## GIVEN INSTRUCTION
Retype, exactly as they stand, the lines from the start of the data to the line that contains "width).attr('height', height).attr('fill', '#fff');", both ends included. Leave the pictures out.

## MATERIAL
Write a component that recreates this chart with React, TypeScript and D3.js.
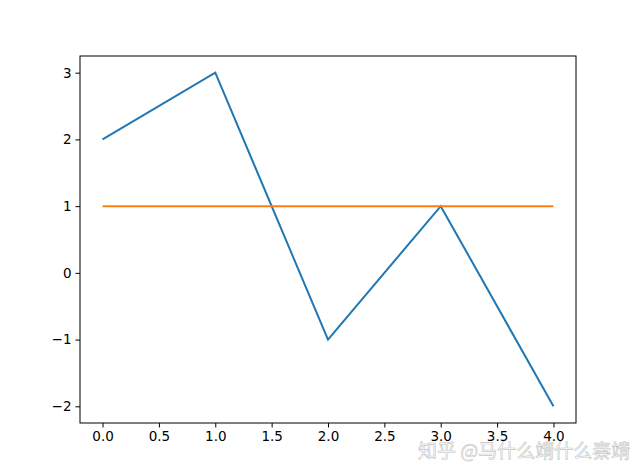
import React, { useEffect, useRef } from 'react';
import * as d3 from 'd3';

const xs = [0, 1, 2, 3, 4];
const seriesA = [2, 3, -1, 1, -2];
const seriesB = [1, 1, 1, 1, 1];
const xTicks = [0, 0.5, 1, 1.5, 2, 2.5, 3, 3.5, 4];
const yTicks = [-2, -1, 0, 1, 2, 3];
const watermark = '知乎 @马什么靖什么秦靖';

const App = () => {
  const ref = useRef<SVGSVGElement>(null);

  useEffect(() => {
    const width = 640;
    const height = 476;
    const m = { left: 80, right: 64, top: 56, bottom: 53 };

    const svg = d3.select(ref.current);
    svg.selectAll('*').remove();

    svg.append('rect').attr('width', width).attr('height', height).attr('fill', '#fff');

    const x = d3.scaleLinear().domain([-0.2, 4.2]).range([m.left, width - m.right]);
    const y = d3.scaleLinear().domain([-2.25, 3.25]).range([height - m.bottom, m.top]);

    const font = 'DejaVu Sans, sans-serif';

    const line = d3
      .line<number>()
      .x((d, i) => x(xs[i]))
      .y(d => y(d));

    svg
      .append('path')
      .datum(seriesA)
      .attr('d', line)
      .attr('fill', 'none')
      .attr('stroke', '#1f77b4')
      .attr('stroke-width', 2);

    svg
      .append('path')
      .datum(seriesB)
      .attr('d', line)
      .attr('fill', 'none')
      .attr('stroke', '#ff7f0e')
      .attr('stroke-width', 2);

    const xAxis = svg
      .append('g')
      .attr('transform', 'translate(0,' + (height - m.bottom) + ')')
      .call(
        d3
          .axisBottom(x)
          .tickValues(xTicks)
          .tickFormat(d3.format('.1f'))
          .tickSize(4.5)
          .tickPadding(4)
      );
    xAxis.select('.domain').remove();
    xAxis.selectAll('text').style('font-family', font).style('font-size', '13.5px').attr('fill', '#000');
    xAxis.selectAll('line').attr('stroke', '#000').attr('stroke-width', 1);

    const yAxis = svg
      .append('g')
      .attr('transform', 'translate(' + m.left + ',0)')
      .call(
        d3
          .axisLeft(y)
          .tickValues(yTicks)
          .tickFormat(d => (Number(d) < 0 ? '\u2212' + Math.abs(Number(d)) : String(d)))
          .tickSize(4.5)
          .tickPadding(4)
      );
    yAxis.select('.domain').remove();
    yAxis.selectAll('text').style('font-family', font).style('font-size', '13.5px').attr('fill', '#000');
    yAxis.selectAll('line').attr('stroke', '#000').attr('stroke-width', 1);

    svg
      .append('rect')
      .attr('x', m.left)
      .attr('y', m.top)
      .attr('width', width - m.left - m.right)
      .attr('height', height - m.top - m.bottom)
      .attr('fill', 'none')
      .attr('stroke', '#000')
      .attr('stroke-width', 1);

    // watermark, drawn on top like the original image
    svg
      .append('text')
      .attr('x', 418)
      .attr('y', 458)
      .text(watermark)
      .style('font-family', 'Noto Sans CJK SC, sans-serif')
      .style('font-size', '19px')
      .attr('fill', 'rgba(255,255,255,0.6)')
      .attr('stroke', '#c4c4c4')
      .attr('stroke-width', 0.6);
  }, []);

  return <svg ref={ref} width={640} height={476} style={{ display: 'block', position: 'absolute', left: 0, top: 0 }} />;
};

export default App;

## FINISHED TASK
Write a component that recreates this chart with React, TypeScript and D3.js.
import React, { useEffect, useRef } from 'react';
import * as d3 from 'd3';

const xs = [0, 1, 2, 3, 4];
const seriesA = [2, 3, -1, 1, -2];
const seriesB = [1, 1, 1, 1, 1];
const xTicks = [0, 0.5, 1, 1.5, 2, 2.5, 3, 3.5, 4];
const yTicks = [-2, -1, 0, 1, 2, 3];
const watermark = '知乎 @马什么靖什么秦靖';

const App = () => {
  const ref = useRef<SVGSVGElement>(null);

  useEffect(() => {
    const width = 640;
    const height = 476;
    const m = { left: 80, right: 64, top: 56, bottom: 53 };

    const svg = d3.select(ref.current);
    svg.selectAll('*').remove();

    svg.append('rect').attr('width', width).attr('height', height).attr('fill', '#fff');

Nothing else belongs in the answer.